The DNR has a fiduciary responsibility to manage the state forestland to provide revenue from timber harvests for trust beneficiaries such as counties, universities and K-12 schools. The agency has also committed to provide habitat for protected species such as the northern spotted owl, the marbled murrelet and salmon. In addition, the DNR provides jobs and other local community benefits. The implementation of the study through the agency's timber sale program is not expected to negatively affect those commitments.
The agency is already trying to balance these objectives through an approach called integrated management. This new experiment will evaluate this approach as well as other options to see the extent to which both ecological and community benefits can be integrated. Defining sustainable management more broadly to include people as part of the ecosystem is new for this forest and as a result, scientists hope the project receives broad support.
"We expect that with this project we will reduce a number of management uncertainties and answer questions about balancing the two main objectives of revenue production and habitat conservation," said Teodora Minkova, research and monitoring manager for the Olympic Experimental State Forest and co-author of the proposal.
The experiment will test four different intensities and spatial patterns of forest management that try to achieve beneficial results for the forest and surrounding communities. The most ambitious track, referred to as the "accelerated approach," introduces innovative ways to harvest trees in the forest, while fostering a productive ecosystem for fish and other critters.
For example, more intense forest thinning will be combined with techniques to improve trees' ability to withstand strong wind. This will allow for extracting timber without increasing the risk of wind damage to the remaining trees. Another idea is to intersperse red alder trees with conifers, leaving the evergreen trees to grow old and tall, while harvesting fast-growing alder more frequently.
Introducing more hardwood species like alder into the conifer-dominated peninsula forests could also benefit salmon and other animals, Bormann explained. Hardwood plants and trees drop lots of leaves, branches and flower parts into streams, which provide the main fuel for the food chain that nourishes young salmon before they head out to sea. Elk and other mammals also feed on alders and other shrubs that proliferate when the conifers in a forest are reduced.

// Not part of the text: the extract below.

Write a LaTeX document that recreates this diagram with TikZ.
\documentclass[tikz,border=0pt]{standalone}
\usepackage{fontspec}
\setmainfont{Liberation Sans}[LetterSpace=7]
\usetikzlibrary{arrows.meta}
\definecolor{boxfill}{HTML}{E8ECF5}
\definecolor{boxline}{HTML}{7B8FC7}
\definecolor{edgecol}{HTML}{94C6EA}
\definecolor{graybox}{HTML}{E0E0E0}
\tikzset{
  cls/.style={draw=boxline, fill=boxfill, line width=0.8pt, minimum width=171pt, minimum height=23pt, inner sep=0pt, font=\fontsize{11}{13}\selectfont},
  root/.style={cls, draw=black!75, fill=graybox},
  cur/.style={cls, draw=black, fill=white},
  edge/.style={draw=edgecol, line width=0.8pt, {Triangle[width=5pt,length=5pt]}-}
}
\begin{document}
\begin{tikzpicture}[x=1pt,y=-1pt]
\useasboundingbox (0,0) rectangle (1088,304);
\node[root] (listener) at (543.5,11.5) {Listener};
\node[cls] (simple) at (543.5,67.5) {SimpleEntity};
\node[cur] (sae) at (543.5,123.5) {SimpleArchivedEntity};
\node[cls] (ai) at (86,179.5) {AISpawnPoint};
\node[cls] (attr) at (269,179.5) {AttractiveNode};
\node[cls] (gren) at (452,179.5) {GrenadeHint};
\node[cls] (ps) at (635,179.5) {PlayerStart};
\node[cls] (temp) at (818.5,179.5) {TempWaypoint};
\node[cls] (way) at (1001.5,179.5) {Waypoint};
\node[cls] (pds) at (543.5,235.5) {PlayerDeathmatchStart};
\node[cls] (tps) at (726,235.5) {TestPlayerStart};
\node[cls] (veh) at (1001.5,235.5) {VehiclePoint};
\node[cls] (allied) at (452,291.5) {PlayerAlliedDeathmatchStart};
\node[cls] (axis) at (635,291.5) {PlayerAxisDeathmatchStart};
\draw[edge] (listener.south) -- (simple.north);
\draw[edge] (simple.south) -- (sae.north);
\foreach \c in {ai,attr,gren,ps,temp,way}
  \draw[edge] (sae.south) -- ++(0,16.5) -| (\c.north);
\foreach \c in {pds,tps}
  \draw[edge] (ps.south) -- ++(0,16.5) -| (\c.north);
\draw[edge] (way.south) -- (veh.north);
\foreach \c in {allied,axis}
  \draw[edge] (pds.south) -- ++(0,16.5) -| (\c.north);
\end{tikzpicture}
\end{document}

"We think we can greatly improve the diversity in the forest as well as the food supply, and we want to test if certain management strategies can produce larger juvenile salmon," Bormann said.
The experiment also considers logistics and mechanics related to timber harvesting and will test innovative approaches to reduce costs and environmental impacts. Often derelict forest roads must be repaired to be able to transport logs—costing an estimated $100,000 per mile—and a proposed alternative might save money by laying down wooden mats on top of the gravel roads as a temporary, reusable drivable surface.

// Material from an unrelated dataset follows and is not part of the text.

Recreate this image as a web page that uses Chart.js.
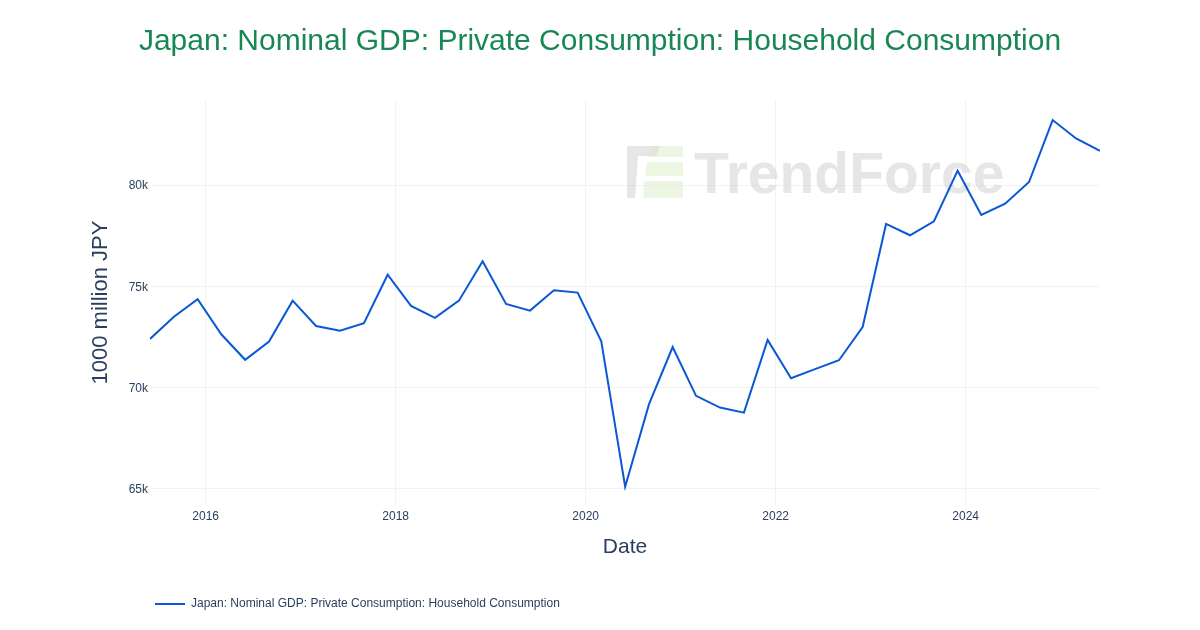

Another innovative option is to deploy Scandinavian cable systems from roads to more efficiently thin dense forest patches.
The study plan will go through scientific review this summer and the scientists hope to begin the first 10-year leg of their experiment in 2018. Results will begin coming in shortly afterward, particularly the economic and operational feasibility comparisons, Minkova said.
"The DNR intends to use the study findings more broadly across all state lands in Washington and we expect the new information will be useful to other land managers in the Pacific Northwest," she said.